Optimization in Everyday Digital Life
Network optimization efforts translate directly into the quality of services encountered by the average digital user every day. These advancements ensure that complex digital activities feel instantaneous and reliable, particularly in applications demanding consistent, high-volume data exchange.
High-definition video streaming services rely heavily on optimized networks for uninterrupted viewing. Caching popular content near regional users reduces initial load time, and effective traffic shaping ensures the video stream maintains priority over background processes. This careful management minimizes “buffering,” which is a visible sign that the network’s throughput momentarily failed to meet the required sustained data rate.

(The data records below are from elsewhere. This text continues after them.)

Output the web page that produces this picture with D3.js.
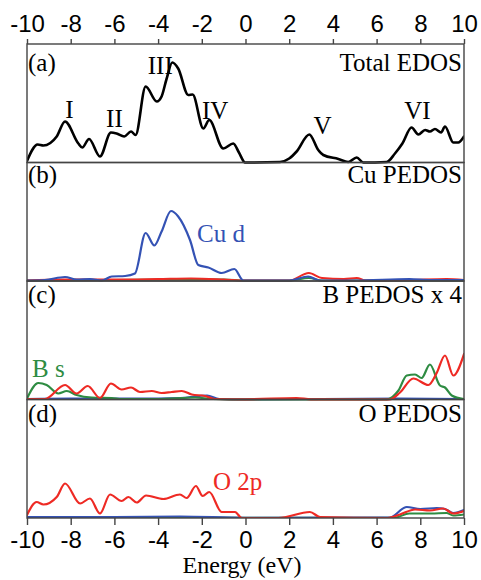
<!DOCTYPE html>
<html>
<head>
<meta charset="utf-8">
<script src="https://cdn.jsdelivr.net/npm/d3@7"></script>
<style>
  html, body { margin: 0; padding: 0; background: #fff; }
  svg { display: block; font-family: "Liberation Serif", "DejaVu Serif", serif; }
  .axis text { font-size: 24px; fill: #000; }
  .axis path, .axis line { stroke: #444; stroke-width: 1.4; }
  .frame { fill: none; stroke: #444; stroke-width: 1.4; }
  .panel-label { font-size: 25px; fill: #000; }
  .peak-label { font-size: 25px; fill: #000; text-anchor: middle; }
  .dos { fill: none; stroke-linejoin: round; stroke-linecap: round; }
</style>
</head>
<body>
<div id="chart"></div>
<script>
// Energy ticks (eV)
const ticks = [-10, -8, -6, -4, -2, 0, 2, 4, 6, 8, 10];

// (a) total EDOS
const totE = [-10, -9.51, -9.25, -8.64, -8.26, -7.65, -7.47, -7.16, -6.66, -6.16, -5.9, -5.55, -5.24, -5.03,
  -4.57, -4.06, -3.84, -3.62, -3.35, -3.08, -2.62, -2.42, -1.93, -1.66, -1.02, -0.56, -0.3, -0.02, 1.58, 2.0, 2.34,
  2.92, 3.33, 3.56, 4.25, 4.7, 5.09, 5.39, 6.46, 6.84, 7.18, 7.6, 7.91, 8.22, 8.44, 8.67, 8.95, 9.13, 9.51, 9.74, 10];
const totV = [0.15, 1.8, 1.7, 2.6, 4.1, 1.9, 1.5, 2.35, 0.6, 3.0, 2.9, 2.6, 3.1, 2.75,
  7.6, 6.1, 6.6, 8.3, 10.0, 9.4, 6.75, 6.8, 3.4, 4.25, 1.4, 1.9, 1.0, 0, 0.05, 0.4, 1.1,
  2.8, 1.25, 0.75, 0.35, 0.05, 0.5, 0, 0.05, 0.9, 1.9, 3.5, 2.8, 3.25, 3.1, 3.35, 3.0, 3.6, 2.0, 2.0, 2.6];
const peakNames = ["I", "II", "III", "IV", "V", "VI"];
const peakE = [-8.06, -6.0, -3.9, -1.39, 3.53, 7.87];
const peakV = [4.45, 3.6, 8.9, 4.4, 2.9, 4.4];

// (b) Cu PEDOS
const cuDE = [-10, -9.18, -8.26, -7.73, -7.12, -6.58, -6.12, -5.51, -5.06, -4.57, -4.17, -3.84, -3.41, -3.08,
  -2.54, -2.16, -1.7, -1.09, -0.51, -0.1, 2.0, 2.87, 3.4, 5.0, 7.5, 8.5, 10];
const cuDV = [0.05, 0.1, 0.4, 0.15, 0.2, 0.05, 0.45, 0.5, 0.75, 4.8, 3.55, 4.95, 7.0, 6.45,
  4.1, 1.6, 1.35, 0.8, 1.2, 0.05, 0.05, 0.45, 0.05, 0.05, 0.2, 0.1, 0.1];
const cuRedE = [-10, -8.3, -6, -4, -2.5, -1, 0, 2, 2.9, 3.5, 4.5, 5.09, 5.5, 7.5, 9.2, 10];
const cuRedV = [0.05, 0.15, 0.15, 0.2, 0.25, 0.15, 0.05, 0.05, 0.8, 0.3, 0.2, 0.3, 0.05, 0.1, 0.2, 0.1];
const cuGreenE = [-10, -6, -3, -1, 0, 2, 2.9, 3.5, 10];
const cuGreenV = [0.05, 0.1, 0.15, 0.15, 0.05, 0.05, 0.3, 0.05, 0.05];

// (c) B PEDOS x 4
const bsE = [-10, -9.48, -9.1, -8.57, -8.18, -7.73, -7.04, -6.12, -5.67, -4, -2.3, -1.5, 0, 6.46,
  7.0, 7.38, 7.76, 8.06, 8.44, 8.9, 9.13, 9.44, 10];
const bsV = [0.1, 1.65, 1.45, 0.6, 0.85, 0.45, 0.2, 0.15, 0.05, 0.05, 0.2, 0.05, 0, 0,
  0.9, 2.4, 2.5, 2.15, 3.5, 1.4, 1.2, 0.4, 0.05];
const bpE = [-10, -9.18, -8.26, -7.73, -7.22, -6.66, -6.16, -5.67, -5.24, -4.83, -4.29, -3.84, -3.38, -2.92,
  -2.46, -1.85, -1.4, 0, 2.34, 3, 6.6, 7.07, 7.68, 8.37, 8.75, 9.13, 9.51, 10];
const bpV = [0.05, 0.05, 1.45, 0.6, 1.35, 0.15, 1.6, 1.0, 1.2, 0.75, 0.85, 0.65, 0.75, 0.85,
  0.5, 0.35, 0.05, 0.02, 0.15, 0.02, 0, 0.7, 2.1, 1.45, 2.65, 4.4, 2.4, 4.55];
const bdE = [-10, -8, -5, -3, -1.76, -1.2, 0, 7, 10];
const bdV = [0.05, 0.1, 0.1, 0.15, 0.4, 0.05, 0, 0.1, 0.05];

// (d) O PEDOS
const opE = [-10, -9.56, -9.25, -8.64, -8.26, -7.57, -7.12, -6.66, -6.2, -5.67, -5.36, -4.98, -4.55, -3.76,
  -3.0, -2.69, -2.27, -1.96, -1.66, -1.09, -0.48, -0.17, 1.5, 2.95, 3.41, 6.5, 7.07, 7.76, 8.44, 9.05, 9.51, 10];
const opV = [0.3, 1.6, 1.35, 2.1, 3.45, 1.45, 1.95, 0.45, 2.35, 1.7, 2.1, 1.55, 2.25, 1.9,
  2.35, 2.0, 3.2, 2.2, 2.6, 0.6, 0.6, 0, 0, 0.6, 0.1, 0, 0.35, 0.85, 0.75, 0.95, 0.45, 0.7];
const odE = [-10, -6, -3, 0, 6.6, 7.38, 8.0, 8.75, 9.13, 9.51, 10];
const odV = [0.1, 0.1, 0.15, 0.02, 0.05, 1.1, 0.9, 1.0, 0.9, 0.5, 0.8];
const osE = [-10, -5, 0, 6.8, 7.5, 8.5, 9.2, 9.5, 10];
const osV = [0.05, 0.1, 0.02, 0.02, 0.45, 0.45, 0.5, 0.25, 0.35];

const BLUE = "#3452b4", RED = "#ee2a24", GREEN = "#2e8c42";

const panels = [
  { tag: "(a)", title: "Total EDOS", lineY: 27,
    series: [{ e: totE, v: totV, color: "#000", w: 2.6 }] },
  { tag: "(b)", title: "Cu PEDOS", lineY: 20,
    series: [{ e: cuGreenE, v: cuGreenV, color: GREEN, w: 2 }, { e: cuRedE, v: cuRedV, color: RED, w: 2 },
             { e: cuDE, v: cuDV, color: BLUE, w: 2.2 }],
    note: { text: "Cu d", e: -2.22, v: 3.95, color: BLUE } },
  { tag: "(c)", title: "B PEDOS x 4", lineY: 22,
    series: [{ e: bdE, v: bdV, color: BLUE, w: 2 }, { e: bsE, v: bsV, color: GREEN, w: 2.2 },
             { e: bpE, v: bpV, color: RED, w: 2.2 }],
    note: { text: "B s", e: -9.77, v: 2.25, color: GREEN } },
  { tag: "(d)", title: "O PEDOS", lineY: 22.5,
    series: [{ e: osE, v: osV, color: GREEN, w: 2 }, { e: odE, v: odV, color: BLUE, w: 2.2 },
             { e: opE, v: opV, color: RED, w: 2.2 }],
    note: { text: "O 2p", e: -1.49, v: 2.8, color: RED } },
];

const W = 481, H = 580;
const plotLeft = 27, plotRight = 464, plotTop = 44, plotBottom = 518;
const ph = (plotBottom - plotTop) / panels.length;

const svg = d3.select("#chart").append("svg").attr("width", W).attr("height", H);
const x = d3.scaleLinear().domain([-10, 10]).range([plotLeft, plotRight]);

svg.append("defs").append("clipPath").attr("id", "clip")
  .append("rect").attr("x", plotLeft).attr("y", plotTop)
  .attr("width", plotRight - plotLeft).attr("height", plotBottom - plotTop);

panels.forEach((p, i) => {
  const y0 = plotTop + i * ph;
  const y = d3.scaleLinear().domain([0, 11.85]).range([y0 + ph, y0]);
  const g = svg.append("g");
  const line = d3.line().x((d) => x(d[0])).y((d) => y(d[1])).curve(d3.curveMonotoneX);

  const curves = g.append("g").attr("clip-path", "url(#clip)");
  p.series.forEach((s) => {
    curves.append("path")
      .attr("class", "dos")
      .attr("d", line(d3.zip(s.e, s.v)))
      .attr("stroke", s.color)
      .attr("stroke-width", s.w);
  });

  g.append("rect").attr("class", "frame")
    .attr("x", plotLeft).attr("y", y0).attr("width", plotRight - plotLeft).attr("height", ph);

  g.append("text").attr("class", "panel-label")
    .attr("x", plotLeft + 1).attr("y", y0 + p.lineY).text(p.tag);
  g.append("text").attr("class", "panel-label")
    .attr("x", plotRight - 2).attr("y", y0 + p.lineY).attr("text-anchor", "end").text(p.title);

  if (p.note) {
    g.append("text").attr("class", "panel-label")
      .attr("x", x(p.note.e)).attr("y", y(p.note.v))
      .style("fill", p.note.color)
      .text(p.note.text);
  }

  if (i === 0) {
    g.selectAll(".peak-label")
      .data(peakNames)
      .join("text")
      .attr("class", "peak-label")
      .attr("x", (d, k) => x(peakE[k]))
      .attr("y", (d, k) => y(peakV[k]))
      .text((d) => d);
  }
});

svg.append("g").attr("class", "axis")
  .attr("transform", `translate(0,${plotTop})`)
  .call(d3.axisTop(x).tickValues(ticks).tickSize(5).tickSizeOuter(0).tickPadding(7).tickFormat((d) => String(d)));

svg.append("g").attr("class", "axis")
  .attr("transform", `translate(0,${plotBottom})`)
  .call(d3.axisBottom(x).tickValues(ticks).tickSize(7).tickSizeOuter(0).tickPadding(6).tickFormat((d) => String(d)));

svg.selectAll(".axis .domain").remove();

svg.append("text")
  .attr("x", 242)
  .attr("y", 573)
  .attr("text-anchor", "middle")
  .style("font-size", "24px")
  .style("fill", "#000")
  .text("Energy (eV)");
</script>
</body>
</html>
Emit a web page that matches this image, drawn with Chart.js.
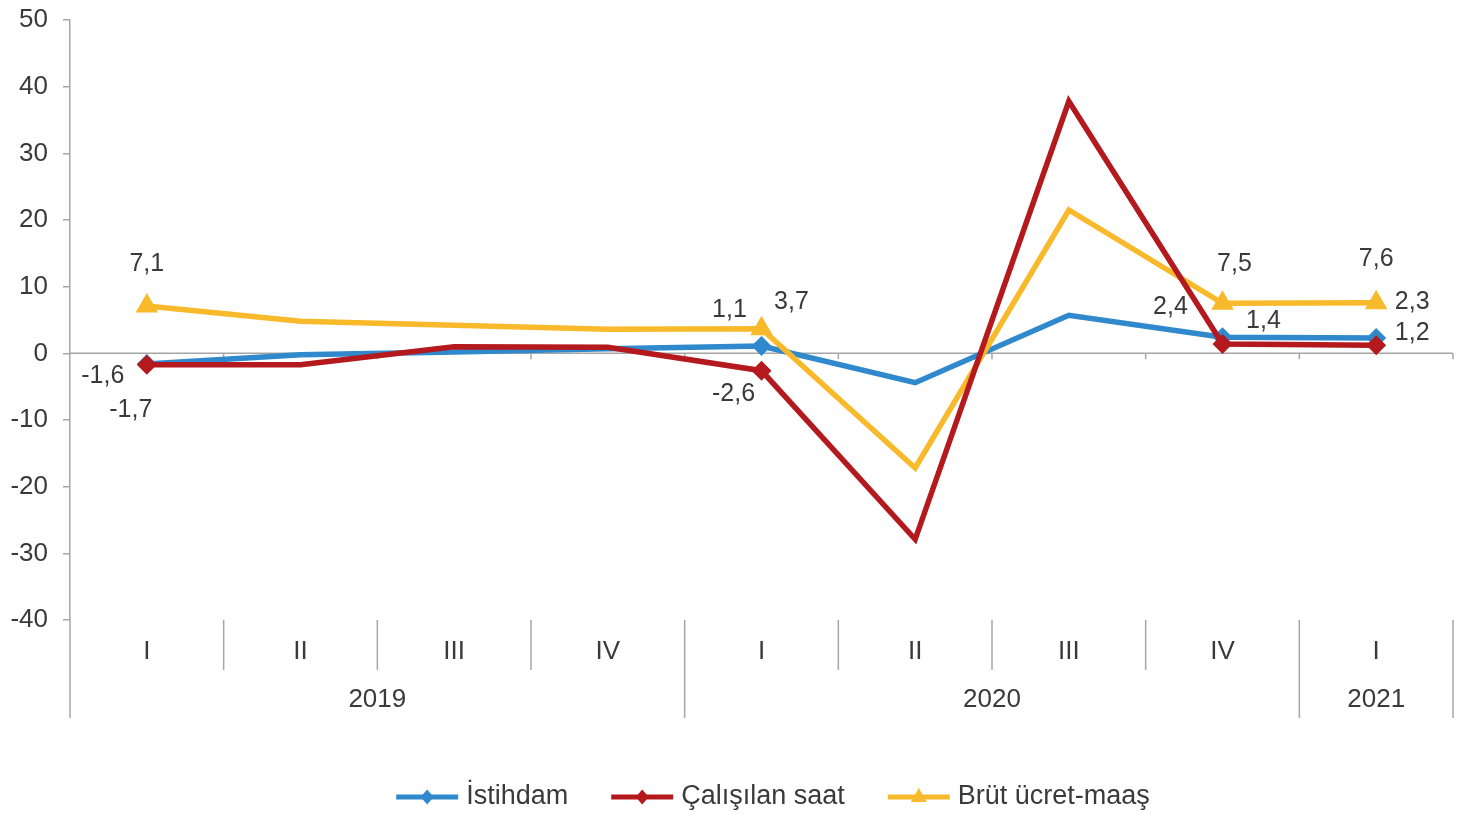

Modern streaming requires a consistent data flow measured in the tens of megabits per second, a feat made possible by these underlying efficiencies.
Online gaming is the most sensitive application to network performance, demanding extremely low latency. Gamers refer to latency as “lag,” and even a delay exceeding 50 milliseconds can significantly impair competitive play. Engineers optimize these connections using dedicated, high-speed fiber optic paths and sophisticated routing protocols to ensure the shortest physical route to the game server. Minimizing jitter is equally important, as unpredictable delays can cause character movements or actions to appear inconsistent or jumpy.
Mobile network performance in densely populated urban areas is another clear example of optimization. When thousands of users connect to a single cell tower, the network employs dynamic load balancing and traffic management to allocate limited wireless resources efficiently. Techniques like beamforming and sophisticated cell sectorization ensure that high user density does not collapse service quality. This continuous optimization allows mobile users to maintain stable voice calls and data connections even as they move between different coverage areas.